Adventures of Mana Review

When Square Enix announced a mobile remake of the original Seiken Densetsu at Tokyo Game Show 2015 (known as Final Fantasy Adventure in NA), I decided try out the original title, which released on the Nintendo Game Boy way back in 1991. As a classic Zelda-like game on a handheld, FFA worked well enough as a simple introductory action RPG with a nifty weapon switching mechanic and a charming story. 

In 2003, Square decided to remake the game entirely for the Gameboy Advance with Sword of Mana, which was generally met with mixed reception. It took away the simplicity of the original, embellishing the game's story in strange ways while adding awkward new mechanics like armor crafting and fetch-quests. Sword of Mana wasn't without some merits, but it was largely a miss.

Adventures of Mana is another remake of Final Fantasy Adventure, then, and this time it stays much more in tune with the original. In fact, it's basically a 1:1 recreation of the game using new 3D assets and music. The maps are laid out in the exact same way and items are gotten in the same places (for the same prices). It's a very familiar game, which in this case I'm going to take away as a positive....mostly.

Sumo and Fuji set out to find Bogard and the Gemma Knights

You play as Sumo, a gladiator for the Glaive Kingdom, who escapes his imprisonment and sets out on a quest to stop the schemes of the Dark Lord. Along the way, Sumo learns of the legend of the Gemma Knights & Mana Tree, and ultimately rises to become a hero to the world. Sounds pretty simple, right?

Adventures of Mana relishes in its simplicity, and always keeps things comfortably straightforward. Considering the iffy changes made in the earlier remake attempt, I am pretty happy that things stick to the foundation this time around. Everything moves at a brisk pace, from narrative beats to world traversal.

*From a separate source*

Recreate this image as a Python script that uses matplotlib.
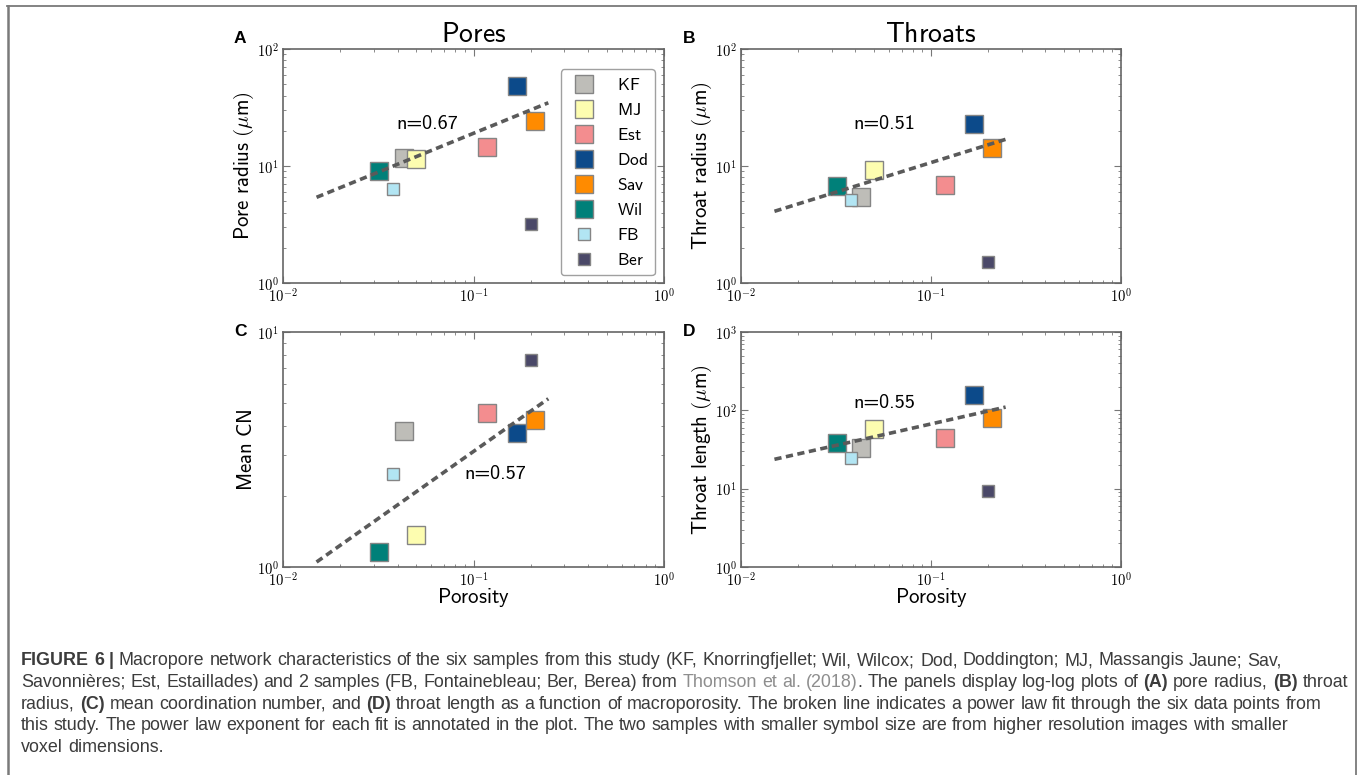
import numpy as np
import matplotlib
matplotlib.use("Agg")
import matplotlib.pyplot as plt
from matplotlib.ticker import FuncFormatter, LogLocator, NullFormatter
from matplotlib.lines import Line2D

plt.rcParams['mathtext.fontset'] = 'cm'
plt.rcParams['font.family'] = ['Liberation Sans', 'DejaVu Sans']

# ---------------- data ----------------
samples = ['KF', 'MJ', 'Est', 'Dod', 'Sav', 'Wil', 'FB', 'Ber']
colors = ['#bebdb8', '#fdfdb0', '#f38d8f', '#0c4a8a', '#ff8b00', '#008079', '#b2e5f3', '#4a4868']
small = [False, False, False, False, False, False, True, True]

porosity = [0.043, 0.050, 0.118, 0.169, 0.210, 0.032, 0.038, 0.200]
pore_radius = [11.6, 11.5, 14.6, 48.6, 24.3, 9.0, 6.3, 3.2]
throat_radius = [5.4, 9.3, 6.9, 23.0, 14.2, 6.8, 5.1, 1.5]
mean_cn = [3.78, 1.37, 4.52, 3.72, 4.24, 1.16, 2.48, 7.58]
throat_length = [33.4, 57.3, 44.8, 159.0, 79.0, 38.7, 24.9, 9.3]

fit_x = [0.015, 0.247]
fit_pore_radius = [5.4, 34.7]
fit_throat_radius = [4.1, 16.9]
fit_mean_cn = [1.05, 5.2]
fit_throat_length = [23.7, 110.0]
exponents = ['0.67', '0.51', '0.57', '0.55']

ylabels = [r'$\mathsf{Pore\ radius}\ (\mu\mathsf{m})$',
           r'$\mathsf{Throat\ radius}\ (\mu\mathsf{m})$',
           r'$\mathsf{Mean\ CN}$',
           r'$\mathsf{Throat\ length}\ (\mu\mathsf{m})$']
ylims = [(1, 100), (1, 100), (1, 10), (1, 1000)]
titles = ['Pores', 'Throats', None, None]
letters = ['A', 'B', 'C', 'D']

# ---------------- figure ----------------
W, H = 1357, 775
fig = plt.figure(figsize=(W / 100, H / 100), dpi=100)


def fx(px):
    return px / W


def fy(py):
    return 1 - py / H


def make_ax(left, top, right, bottom):
    return fig.add_axes([fx(left), fy(bottom), fx(right) - fx(left), fy(top) - fy(bottom)])


boxes = [(283, 49, 664, 283), (741, 49, 1121, 283), (283, 332, 664, 567), (741, 332, 1121, 567)]
letter_pos = [(234, 43), (683, 43), (234, 336), (683, 336)]
n_pos = [(0.298, 0.678), (0.297, 0.678), (0.476, 0.394), (0.297, 0.699)]
yvals = [pore_radius, throat_radius, mean_cn, throat_length]
fits = [fit_pore_radius, fit_throat_radius, fit_mean_cn, fit_throat_length]

fmt = FuncFormatter(lambda v, p: r'$10^{%d}$' % int(round(np.log10(v))))

axes = []
for i, box in enumerate(boxes):
    ax = make_ax(*box)
    axes.append(ax)
    ax.set_xscale('log')
    ax.set_yscale('log')
    ax.set_xlim(0.01, 1)
    ax.set_ylim(*ylims[i])
    handles = []
    for j, s in enumerate(samples):
        ms = 8 if small[j] else 13.2
        h, = ax.plot([porosity[j]], [yvals[i][j]], ls='none', marker='s', ms=ms,
                     mfc=colors[j], mec='#858585', mew=1.0, zorder=3, label=s)
        handles.append(h)
    ax.plot(fit_x, fits[i], ls=(0, (2.0, 1.25)), color='#5a5a5a', lw=2.6, zorder=4,
            solid_capstyle='butt', dash_capstyle='butt')
    ax.text(n_pos[i][0], n_pos[i][1], 'n=%s' % exponents[i], family=['cmss10', 'DejaVu Sans'],
            transform=ax.transAxes, fontsize=14.5, ha='left', va='center')
    for sp in ax.spines.values():
        sp.set_color('#666666')
        sp.set_linewidth(1.2)
    ax.xaxis.set_major_locator(LogLocator(base=10, numticks=10))
    ax.yaxis.set_major_locator(LogLocator(base=10, numticks=10))
    ax.xaxis.set_major_formatter(fmt)
    ax.yaxis.set_major_formatter(fmt)
    ax.xaxis.set_minor_formatter(NullFormatter())
    ax.yaxis.set_minor_formatter(NullFormatter())
    ax.tick_params(which='both', direction='in', top=True, right=True, color='#777777',
                   labelsize=10.5)
    ax.tick_params(which='major', length=5, width=0.8, pad=3)
    ax.tick_params(which='minor', length=2.5, width=0.6)
    ax.set_ylabel(ylabels[i], fontsize=15)
    ax.yaxis.set_label_coords(-0.072, 0.5)
    if i >= 2:
        ax.set_xlabel(r'$\mathsf{Porosity}$', fontsize=15)
        ax.xaxis.set_label_coords(0.5, -0.08)
    if titles[i]:
        ax.set_title(r'$\mathsf{%s}$' % titles[i], fontsize=20, pad=5)
    fig.text(fx(letter_pos[i][0]), fy(letter_pos[i][1]), letters[i], fontsize=12.5,
             fontweight='bold', ha='left', va='baseline')
    if i == 0:
        leg = ax.legend(handles, [r'$\mathsf{%s}$' % s for s in samples], loc='upper right',
                        bbox_to_anchor=(0.976, 0.913), borderaxespad=0, numpoints=1,
                        fontsize=12.5, frameon=True, fancybox=True, labelspacing=0.52,
                        handlelength=1.8, handletextpad=1.0, borderpad=0.42)
        leg.get_frame().set_edgecolor('#888888')
        leg.get_frame().set_linewidth(1.0)

# ---------------- border ----------------
bc = '#7a7a7a'
fig.add_artist(Line2D([fx(7.5), fx(7.5)], [fy(6), fy(790)], color=bc, lw=1.8))
fig.add_artist(Line2D([fx(7), fx(1355.5)], [fy(6), fy(6)], color=bc, lw=1.3))
fig.add_artist(Line2D([fx(1355.5), fx(1355.5)], [fy(6), fy(790)], color=bc, lw=1.3))

# ---------------- caption ----------------
dark = '#3c3c3c'
link = '#8e8e8e'
cap_lines = [
    [("FIGURE 6 |", True, dark),
     (" Macropore network characteristics of the six samples from this study (KF, Knorringfjellet; Wil, Wilcox; Dod, Doddington; MJ, Massangis Jaune; Sav,", False, dark)],
    [("Savonnières; Est, Estaillades) and 2 samples (FB, Fontainebleau; Ber, Berea) from ", False, dark),
     ("Thomson et al. (2018)", False, link),
     (". The panels display log-log plots of ", False, dark), ("(A)", True, dark),
     (" pore radius, ", False, dark), ("(B)", True, dark), (" throat", False, dark)],
    [("radius, ", False, dark), ("(C)", True, dark), (" mean coordination number, and ", False, dark),
     ("(D)", True, dark),
     (" throat length as a function of macroporosity. The broken line indicates a power law fit through the six data points from", False, dark)],
    [("this study. The power law exponent for each fit is annotated in the plot. The two samples with smaller symbol size are from higher resolution images with smaller", False, dark)],
    [("voxel dimensions.", False, dark)],
]
cap_size = 12.85
cap_x0 = 21
cap_y0 = 665
cap_dy = 21.8

renderer = fig.canvas.get_renderer()


def text_w(s, bold):
    t = fig.text(0, 0, s, fontsize=cap_size, fontweight='bold' if bold else 'normal')
    w = t.get_window_extent(renderer).width
    t.remove()
    return w


space_w = text_w('a a', False) - text_w('aa', False)

for li, runs in enumerate(cap_lines):
    x = cap_x0
    y = cap_y0 + li * cap_dy
    pending_space = False
    first = True
    for txt, bold, col in runs:
        if txt.startswith(' ') and not first:
            pending_space = True
        words = txt.split()
        for wi, wd in enumerate(words):
            if (wi > 0 or pending_space) and not first:
                x += space_w
            pending_space = False
            t = fig.text(fx(x), fy(y), wd, fontsize=cap_size,
                         fontweight='bold' if bold else 'normal', color=col,
                         ha='left', va='baseline')
            x += t.get_window_extent(renderer).width
            first = False
        if txt.endswith(' '):
            pending_space = True

fig.savefig('out.png', dpi=100)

It's still a Game Boy game at heart, meaning nothing is too ornate or intricate. Enemies mostly wander around the map screens, hoping that some of their attacks and movements land every once in a while. Boss battles only requite some basic pattern recognition on order to be surpassed. Overall, this is a simple, laid back experience most of the way through.

Adventures of Mana's most significant improvements come in the form of quick item-switching through the touch interface. You see, in the original game, you end up with a half-dozen or so weapon types - such as a sword, a chain, and a spear. Each of these weapons are effective against certain enemy types, and originally the player needed to jump into the menu to switch between these. Now, you can assign a couple armaments to an on-screen button to instantly swap between weapons on the move. This addition serves well to make thing flow even more naturally as you roam around the game world.

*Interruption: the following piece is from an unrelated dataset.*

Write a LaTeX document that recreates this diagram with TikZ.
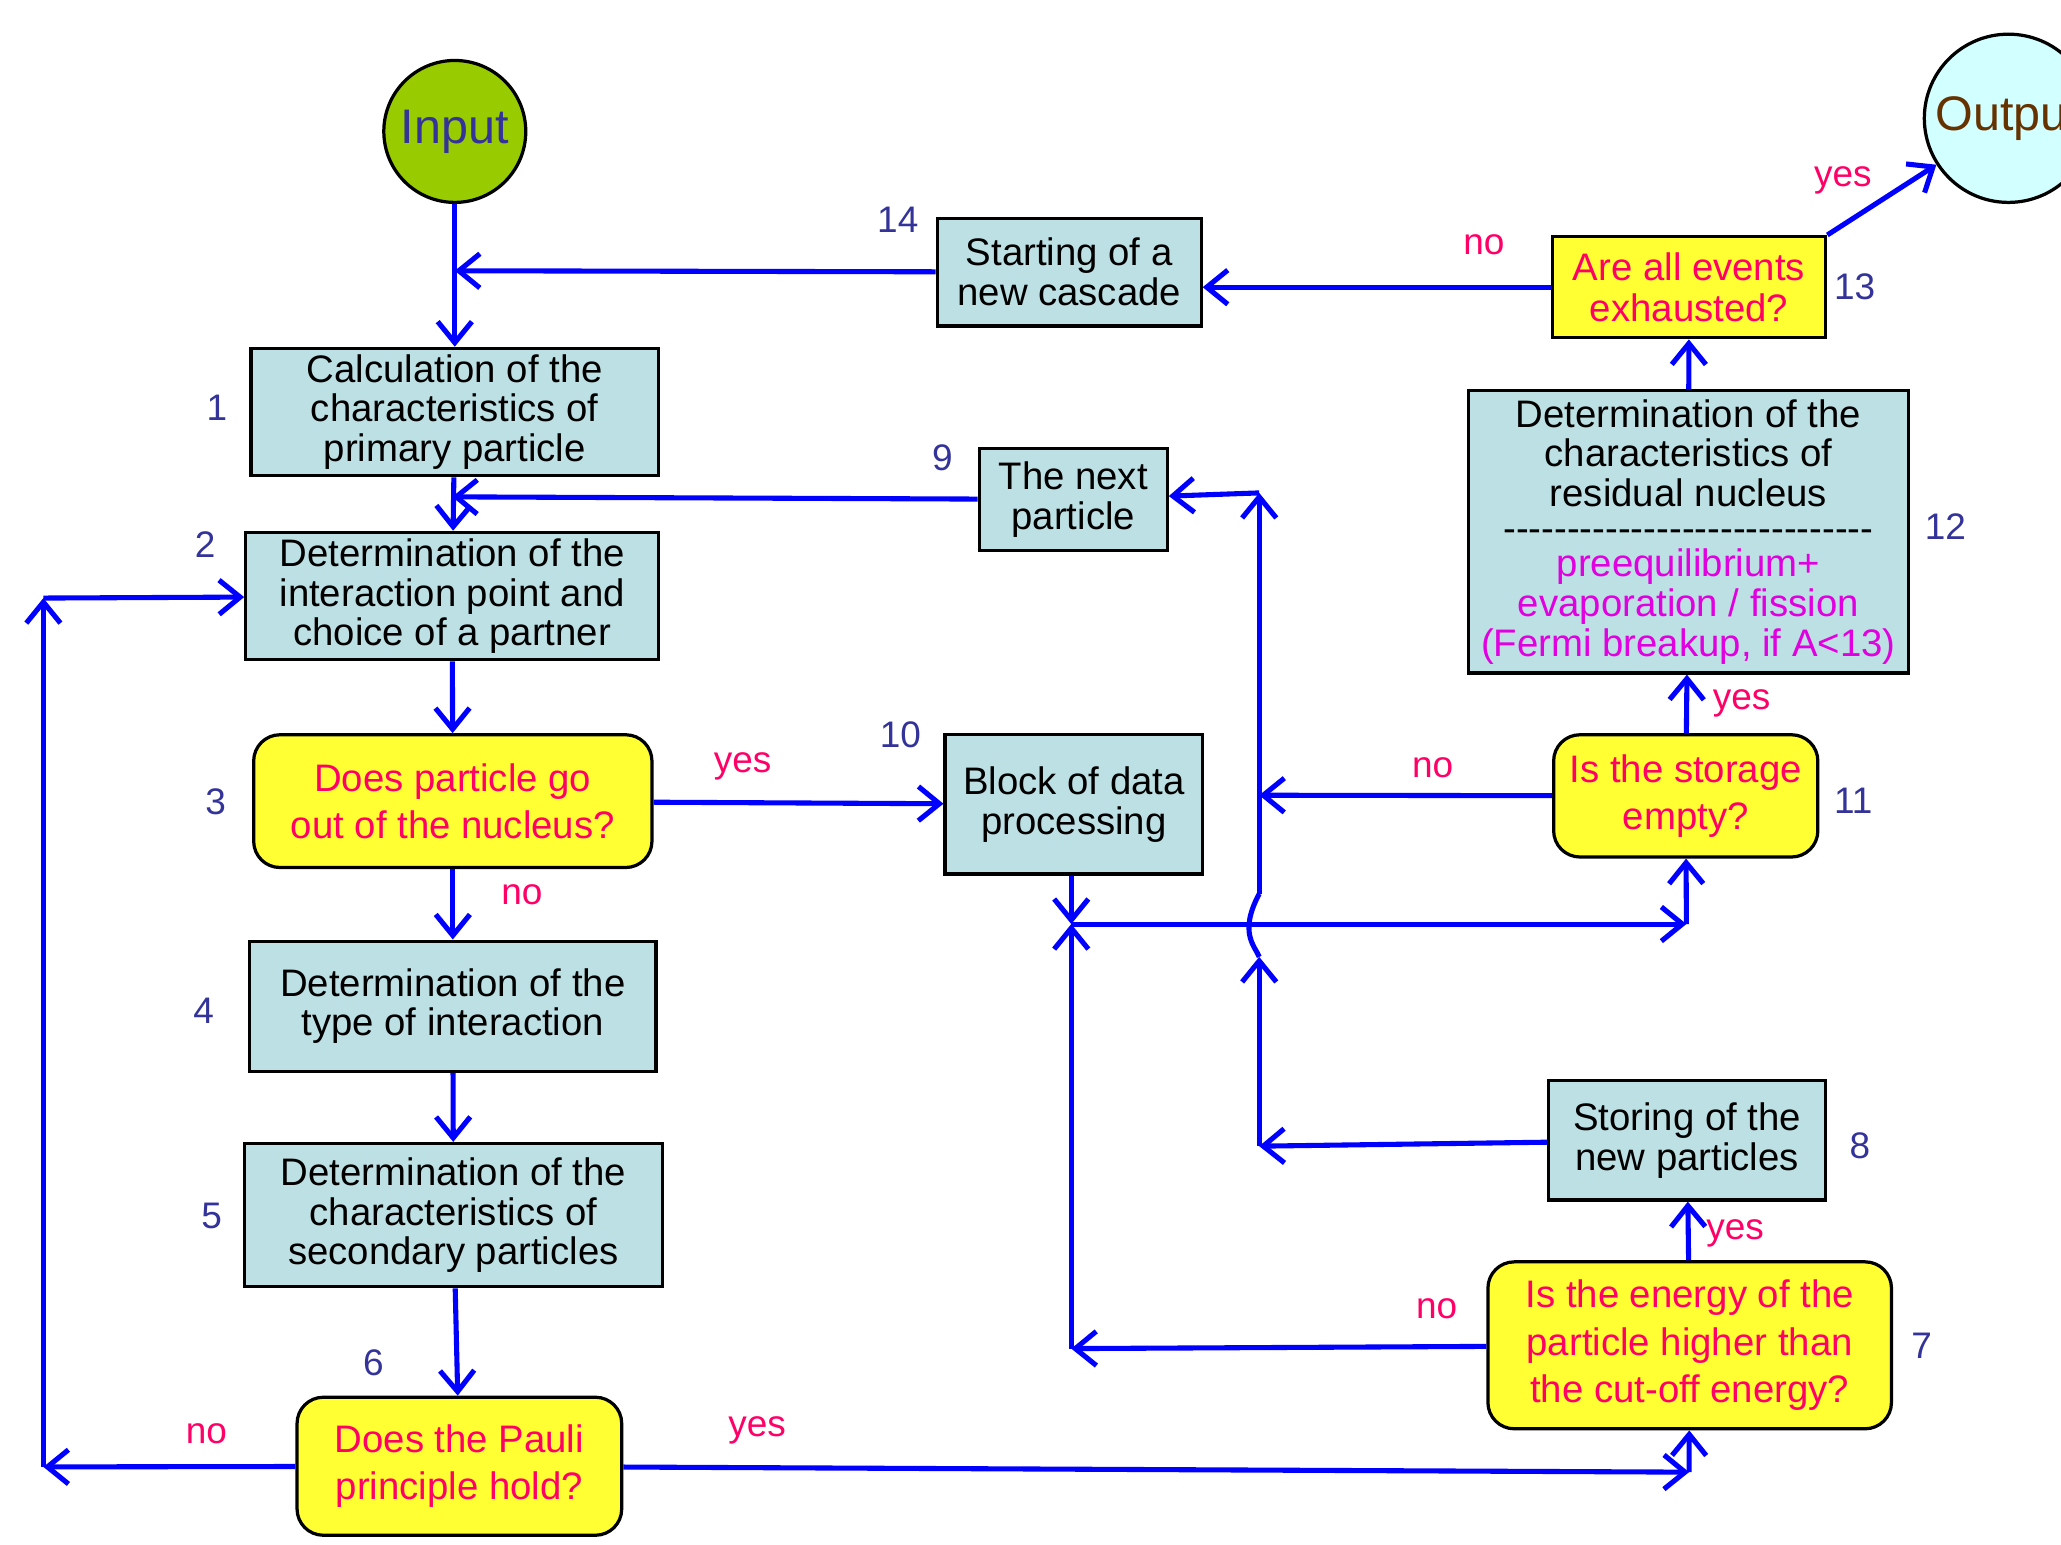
\documentclass[tikz,border=0pt]{standalone}
\usepackage{fontspec}
\setmainfont{Liberation Sans}
\usetikzlibrary{arrows.meta}
\definecolor{boxfill}{HTML}{BCE0E3}
\definecolor{decfill}{HTML}{FFFF33}
\definecolor{lblred}{HTML}{FF0066}
\definecolor{numblue}{HTML}{333399}
\definecolor{lineblue}{HTML}{0000FF}
\definecolor{magtext}{HTML}{E000E0}
\tikzset{
 box/.style={draw=black, line width=0.7pt, fill=boxfill, align=center, inner sep=0pt, font=\fontsize{8.3}{8.6}\selectfont},
 dec/.style={draw=black, line width=0.7pt, fill=decfill, rounded corners=0.2cm, align=center, inner sep=0pt, text=lblred, font=\fontsize{8.3}{10.3}\selectfont},
 num/.style={text=numblue, font=\fontsize{8}{9}\selectfont},
 lbl/.style={text=lblred, font=\fontsize{8}{9}\selectfont},
 conn/.style={draw=lineblue, line width=1.1pt, -{Straight Barb[length=1.6mm,width=2.6mm]}},
 plain/.style={draw=lineblue, line width=1.1pt},
}
\begin{document}
\begin{tikzpicture}
\useasboundingbox (0,0) rectangle (15.68,-11.75);
\node[circle, draw=black, line width=0.7pt, fill={rgb,255:red,153;green,204;blue,0}, minimum size=1.08cm, inner sep=0pt, text=numblue, font=\fontsize{10.5}{12}\selectfont] (in) at (3.46,-1.00) {Input};
\node[circle, draw=black, line width=0.7pt, fill={rgb,255:red,210;green,255;blue,255}, minimum size=1.28cm, inner sep=0pt, text={rgb,255:red,102;green,51;blue,0}, font=\fontsize{10.5}{12}\selectfont] (out) at (15.28,-0.90) {Output};

\node[box, minimum width=3.10cm, minimum height=0.97cm] (b1) at (3.46,-3.135) {Calculation of the\\characteristics of\\primary particle};
\node[box, minimum width=3.14cm, minimum height=0.97cm] (b2) at (3.44,-4.535) {Determination of the\\interaction point and\\choice of a partner};
\node[dec, minimum width=3.03cm, minimum height=1.01cm] (d3) at (3.445,-6.095) {Does particle go\\out of the nucleus?};
\node[box, minimum width=3.09cm, minimum height=0.99cm] (b4) at (3.445,-7.655) {Determination of the\\type of interaction};
\node[box, minimum width=3.18cm, minimum height=1.09cm] (b5) at (3.45,-9.245) {Determination of the\\characteristics of\\secondary particles};
\node[dec, minimum width=2.47cm, minimum height=1.05cm] (d6) at (3.495,-11.155) {Does the Pauli\\principle hold?};
\node[box, minimum width=1.96cm, minimum height=1.06cm] (b10) at (8.17,-6.12) {Block of data\\processing};
\node[box, minimum width=1.43cm, minimum height=0.78cm] (b9) at (8.165,-3.80) {The next\\particle};
\node[box, minimum width=2.01cm, minimum height=0.82cm] (b14) at (8.135,-2.07) {Starting of a\\new cascade};
\node[dec, rounded corners=0pt, minimum width=2.08cm, minimum height=0.77cm, font=\fontsize{8.3}{9}\selectfont] (d13) at (12.85,-2.185) {Are all events\\exhausted?};
\node[box, minimum width=3.35cm, minimum height=2.15cm] (b12) at (12.845,-4.045) {Determination of the\\characteristics of\\residual nucleus\\[-1pt]-{}-{}-{}-{}-{}-{}-{}-{}-{}-{}-{}-{}-{}-{}-{}-{}-{}-{}-{}-{}-{}-{}-{}-{}-{}-{}-{}-{}-\\[-1pt]\textcolor{magtext}{preequilibrium+}\\\textcolor{magtext}{evaporation / fission}\\\textcolor{magtext}{(Fermi breakup, if A<13)}};
\node[dec, minimum width=2.01cm, minimum height=0.93cm] (d11) at (12.825,-6.055) {Is the storage\\empty?};
\node[box, minimum width=2.11cm, minimum height=0.91cm] (b8) at (12.835,-8.675) {Storing of the\\new particles};
\node[dec, minimum width=3.07cm, minimum height=1.27cm] (d7) at (12.855,-10.235) {Is the energy of the\\particle higher than\\the cut-off energy?};

\node[num] (n1) at (1.65,-3.10) {1};
\node[num] (n2) at (1.56,-4.14) {2};
\node[num] (n3) at (1.64,-6.10) {3};
\node[num] (n4) at (1.55,-7.69) {4};
\node[num] (n5) at (1.61,-9.25) {5};
\node[num] (n6) at (2.84,-10.37) {6};
\node[num] (n7) at (14.62,-10.24) {7};
\node[num] (n8) at (14.15,-8.72) {8};
\node[num] (n9) at (7.17,-3.48) {9};
\node[num] (n10) at (6.85,-5.59) {10};
\node[num] (n11) at (14.10,-6.09) {11};
\node[num] (n12) at (14.80,-4.01) {12};
\node[num] (n13) at (14.11,-2.18) {13};
\node[num] (n14) at (6.83,-1.67) {14};

\node[lbl] (l1) at (5.65,-5.83) {yes};
\node[lbl] (l2) at (3.97,-6.81) {no};
\node[lbl] (l3) at (1.57,-10.91) {no};
\node[lbl] (l4) at (5.76,-10.88) {yes};
\node[lbl] (l5) at (10.93,-9.96) {no};
\node[lbl] (l6) at (13.20,-9.38) {yes};
\node[lbl] (l7) at (10.90,-5.84) {no};
\node[lbl] (l8) at (13.25,-5.35) {yes};
\node[lbl] (l9) at (11.29,-1.86) {no};
\node[lbl] (l10) at (14.02,-1.37) {yes};

\coordinate (c14) at (3.46,-2.06);
\coordinate (c9) at (3.44,-3.78);
\coordinate (cl1) at (0.33,-11.16);
\coordinate (cl2) at (0.33,-4.55);
\coordinate (cr1) at (12.85,-11.20);
\coordinate (cm1) at (8.15,-10.26);
\coordinate (cx) at (8.15,-7.03);
\coordinate (cr2) at (12.83,-7.03);
\coordinate (cv1) at (9.58,-8.72);
\coordinate (cv2) at (9.58,-7.28);
\coordinate (cv3) at (9.58,-6.80);
\coordinate (cv4) at (9.58,-3.75);
\coordinate (cv5) at (9.58,-6.05);
\coordinate (c13) at (9.15,-2.185);

\draw[conn] (in) -- (b1);
\draw[conn] (b14) -- (c14);
\draw[conn] (d13.west) -- (c13);
\draw[conn] (d13.north east) -- (out);
\draw[conn] (b12) -- (d13);
\draw[conn] (d11) -- (b12);
\draw[conn] (b1) -- (b2);
\draw[conn] (b9) -- (c9);
\draw[conn] (b2) -- (d3);
\draw[conn] (d3) -- (b10);
\draw[conn] (d3) -- (b4);
\draw[conn] (b4) -- (b5);
\draw[conn] (b5) -- (d6);
\draw[conn] (d6) -- (cl1);
\draw[conn] (cl1) -- (cl2);
\draw[conn] (cl2) -- (b2);
\draw[conn] (d6) -- (cr1);
\draw[conn] (cr1) -- (d7);
\draw[conn] (d7) -- (b8);
\draw[conn] (d7) -- (cm1);
\draw[conn] (cm1) -- (cx);
\draw[conn] (b10.south -| cx) -- (cx);
\draw[conn] (cx) -- (cr2);
\draw[conn] (cr2) -- (d11);
\draw[conn] (b8) -- (cv1);
\draw[conn] (cv1) -- (cv2);
\draw[plain] (cv3) .. controls (9.42,-7.10) and (9.55,-7.20) .. (cv2);
\draw[conn] (cv3) -- (cv4);
\draw[conn] (cv4) -- (b9);
\draw[conn] (d11) -- (cv5);
\end{tikzpicture}
\end{document}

The touch controls aren't perfect, but they certainly aren't unusable either. I got used to the virtual d-pad relatively shortly after the game's introduction. The settings offer a few different control types which  alter the sensitivity, which can help in making the game more comfortable to control. The menu interface uses a sort of Ring system resembling Secret of Mana, which is largely intuitive to navigate around when looking for certain spells or healing items.

The new art-style for the game is serviceable, featuring 3D models instead of sprites. I don't take too much issue with it, but I can't help but wonder what this remake could have looked like with imagery more akin to something like Secret of Mana. The new music renditions are largely great sounding, and don't deviate too far from the nostalgic melodies of 25 years ago.


Adventures of Mana is extremely faithful to the original ... almost to a fault. All the things that made Final Fantasy Adventure a success are still there ... as are the more annoying things that could have easily been adjusted.

For example, inventory limits are still in place, although a little more lenient, and it's still bit of a pain to have to stop and organize items when bags get too full. You also always have to keep some item slots stocked with keys and mattocks in order to navigate through the various locales in the game. Run out of keys part way through a dungeon? You either have to go all the way back to a shop, or hope an enemy drops some.

I want to note a particularly egregious missed opportunity too. Some of the puzzles require Sumo to freeze enemies and to place the frozen baddie onto a switch. However, only certain enemy types can be frozen, and the rooms are filled with random spawn patterns. This means at more than one point throughout the game, you have to cycle through rooms hoping you get the right enemies to spawn in certain rooms. While I'm okay that the game feels still 'feels like a Game Boy game' in some regards, there are cases like this that warranted a tweak that got overlooked.

All-in-all, it's the same Final Fantasy Adventure you remember, on your phone, warts and all. The UI enhancements make weapon switching easier than ever, and this remake avoids the bloat of Sword of Mana. However, while faithful, there are clearly some missed opportunities that could've made the experience even better. At around ten hours of playtime, it's great that a classic game like this is now easily accessible to newer audiences.